If you’re looking to jump in, here is the best way to handle it without getting overwhelmed by the decade of hype:

  1. Play Undertale First: You don't have to, but 90% of the emotional weight will be lost if you don't. It's the "context" for everything that happens here.
  2. Download the Demo: Chapters 1 and 2 are still free on most platforms (PC, Switch, PS4). It’s a massive amount of high-quality content for zero dollars.
  3. Don't Grind: Unlike traditional RPGs, you don't really need to grind for levels. The game balances itself at the end of every chapter.

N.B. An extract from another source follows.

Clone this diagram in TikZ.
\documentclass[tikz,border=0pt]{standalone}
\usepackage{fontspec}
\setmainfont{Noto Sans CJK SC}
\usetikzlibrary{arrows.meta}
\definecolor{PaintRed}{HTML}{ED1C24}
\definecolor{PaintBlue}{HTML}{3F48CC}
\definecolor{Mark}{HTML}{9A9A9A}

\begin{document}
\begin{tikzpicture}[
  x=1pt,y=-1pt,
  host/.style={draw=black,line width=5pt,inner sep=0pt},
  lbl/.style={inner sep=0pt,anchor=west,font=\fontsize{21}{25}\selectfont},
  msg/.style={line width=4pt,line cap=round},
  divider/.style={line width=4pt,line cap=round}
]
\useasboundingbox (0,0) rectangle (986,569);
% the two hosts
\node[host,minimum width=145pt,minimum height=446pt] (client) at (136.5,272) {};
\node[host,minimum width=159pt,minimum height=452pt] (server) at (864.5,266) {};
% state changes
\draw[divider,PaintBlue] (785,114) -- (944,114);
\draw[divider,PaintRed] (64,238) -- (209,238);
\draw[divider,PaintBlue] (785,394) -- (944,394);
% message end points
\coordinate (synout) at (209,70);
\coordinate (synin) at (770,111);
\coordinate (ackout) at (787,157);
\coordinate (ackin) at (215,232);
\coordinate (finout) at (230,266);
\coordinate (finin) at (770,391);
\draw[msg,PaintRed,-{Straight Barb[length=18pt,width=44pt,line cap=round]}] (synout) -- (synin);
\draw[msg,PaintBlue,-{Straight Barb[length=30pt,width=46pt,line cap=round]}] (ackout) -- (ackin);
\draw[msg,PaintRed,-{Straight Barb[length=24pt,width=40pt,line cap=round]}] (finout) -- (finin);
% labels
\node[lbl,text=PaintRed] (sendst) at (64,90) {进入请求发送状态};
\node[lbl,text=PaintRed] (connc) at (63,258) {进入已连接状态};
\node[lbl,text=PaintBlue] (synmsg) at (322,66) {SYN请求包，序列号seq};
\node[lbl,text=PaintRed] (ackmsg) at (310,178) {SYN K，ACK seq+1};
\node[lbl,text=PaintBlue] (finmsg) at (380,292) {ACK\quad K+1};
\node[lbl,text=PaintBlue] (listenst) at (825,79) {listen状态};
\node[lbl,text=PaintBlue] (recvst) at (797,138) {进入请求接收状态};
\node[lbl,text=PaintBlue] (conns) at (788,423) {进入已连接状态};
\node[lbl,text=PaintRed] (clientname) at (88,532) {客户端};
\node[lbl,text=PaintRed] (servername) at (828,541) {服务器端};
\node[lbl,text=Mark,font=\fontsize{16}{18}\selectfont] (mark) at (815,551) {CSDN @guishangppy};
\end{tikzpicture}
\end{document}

If you’re struggling, focus on learning the bullet patterns rather than boosting stats.
  4. Pay Attention to the "Recruit" Mechanic: Since Chapter 2, sparing enemies actually "recruits" them to your home base. It makes the town more lively and unlocks side content later on.
  5. Check the Newsletters: Toby Fox sends out seasonal updates via the "Fangamer" newsletter. It's the only place to get real, non-clickbait info on Chapter 5’s progress and release windows.

Deltarune is a rare beast in the modern gaming world. It’s a big-budget feeling indie game that refuses to be rushed, preferring to let its mystery sit and simmer. It’s a role-playing game that asks if you even have a role to play.